- [Your instructions] Write out each line exactly as given. Leave the pictures out of your copy.
###
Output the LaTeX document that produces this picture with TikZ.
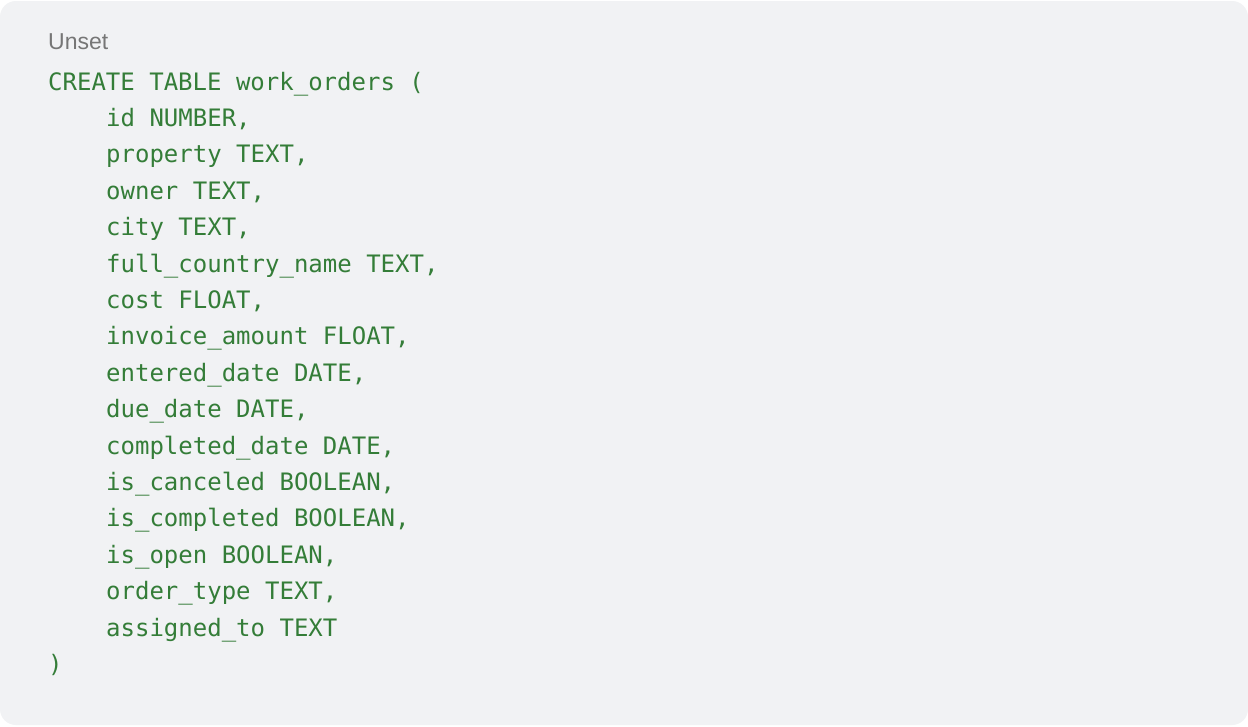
\documentclass[tikz,border=0pt]{standalone}
\usepackage{fontspec}
\setmonofont{DejaVu Sans Mono}
\setsansfont{Liberation Sans}
\usepackage{xcolor}
\usetikzlibrary{positioning}

\definecolor{panelgray}{HTML}{F1F2F4}
\definecolor{codegreen}{RGB}{52,125,56}
\definecolor{langgray}{HTML}{767676}

\tikzset{
  codeline/.style={inner sep=0pt, anchor=base west, text=codegreen, font=\ttfamily\fontsize{24}{24}\selectfont},
  langtag/.style={inner sep=0pt, anchor=base west, text=langgray, font=\sffamily\fontsize{23}{23}\selectfont}
}

\begin{document}
\begin{tikzpicture}[x=1pt, y=1pt]
    \useasboundingbox (0,0) rectangle (1248,-726);
    \fill[white] (0,0) rectangle (1248,-726);
    \fill[panelgray, rounded corners=16pt] (0,-1) rectangle (1248,-725);
    \node[langtag] (lang) at (48,-49) {Unset};
    \node[codeline] (create) at (48,-90) {CREATE TABLE work\_orders (};
    \foreach \i/\txt in {1/{id NUMBER,}, 2/{property TEXT,}, 3/{owner TEXT,}, 4/{city TEXT,},
        5/{full\_country\_name TEXT,}, 6/{cost FLOAT,}, 7/{invoice\_amount FLOAT,},
        8/{entered\_date DATE,}, 9/{due\_date DATE,}, 10/{completed\_date DATE,},
        11/{is\_canceled BOOLEAN,}, 12/{is\_completed BOOLEAN,}, 13/{is\_open BOOLEAN,},
        14/{order\_type TEXT,}, 15/{assigned\_to TEXT}}
        \node[codeline] (field\i) at (106,-90-36.4*\i) {\txt};
    \node[codeline] (close) at (48,-90-36.4*16) {)};
\end{tikzpicture}
\end{document}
###
- [Solution for this problem]
Output the LaTeX document that produces this picture with TikZ.
\documentclass[tikz,border=0pt]{standalone}
\usepackage{fontspec}
\setmonofont{DejaVu Sans Mono}
\setsansfont{Liberation Sans}
\usepackage{xcolor}
\usetikzlibrary{positioning}

\definecolor{panelgray}{HTML}{F1F2F4}
\definecolor{codegreen}{RGB}{52,125,56}
\definecolor{langgray}{HTML}{767676}

\tikzset{
  codeline/.style={inner sep=0pt, anchor=base west, text=codegreen, font=\ttfamily\fontsize{24}{24}\selectfont},
  langtag/.style={inner sep=0pt, anchor=base west, text=langgray, font=\sffamily\fontsize{23}{23}\selectfont}
}

\begin{document}
\begin{tikzpicture}[x=1pt, y=1pt]
    \useasboundingbox (0,0) rectangle (1248,-726);
    \fill[white] (0,0) rectangle (1248,-726);
    \fill[panelgray, rounded corners=16pt] (0,-1) rectangle (1248,-725);
    \node[langtag] (lang) at (48,-49) {Unset};
    \node[codeline] (create) at (48,-90) {CREATE TABLE work\_orders (};
    \foreach \i/\txt in {1/{id NUMBER,}, 2/{property TEXT,}, 3/{owner TEXT,}, 4/{city TEXT,},
        5/{full\_country\_name TEXT,}, 6/{cost FLOAT,}, 7/{invoice\_amount FLOAT,},
        8/{entered\_date DATE,}, 9/{due\_date DATE,}, 10/{completed\_date DATE,},
        11/{is\_canceled BOOLEAN,}, 12/{is\_completed BOOLEAN,}, 13/{is\_open BOOLEAN,},
        14/{order\_type TEXT,}, 15/{assigned\_to TEXT}}
        \node[codeline] (field\i) at (106,-90-36.4*\i) {\txt};
    \node[codeline] (close) at (48,-90-36.4*16) {)};
\end{tikzpicture}
\end{document}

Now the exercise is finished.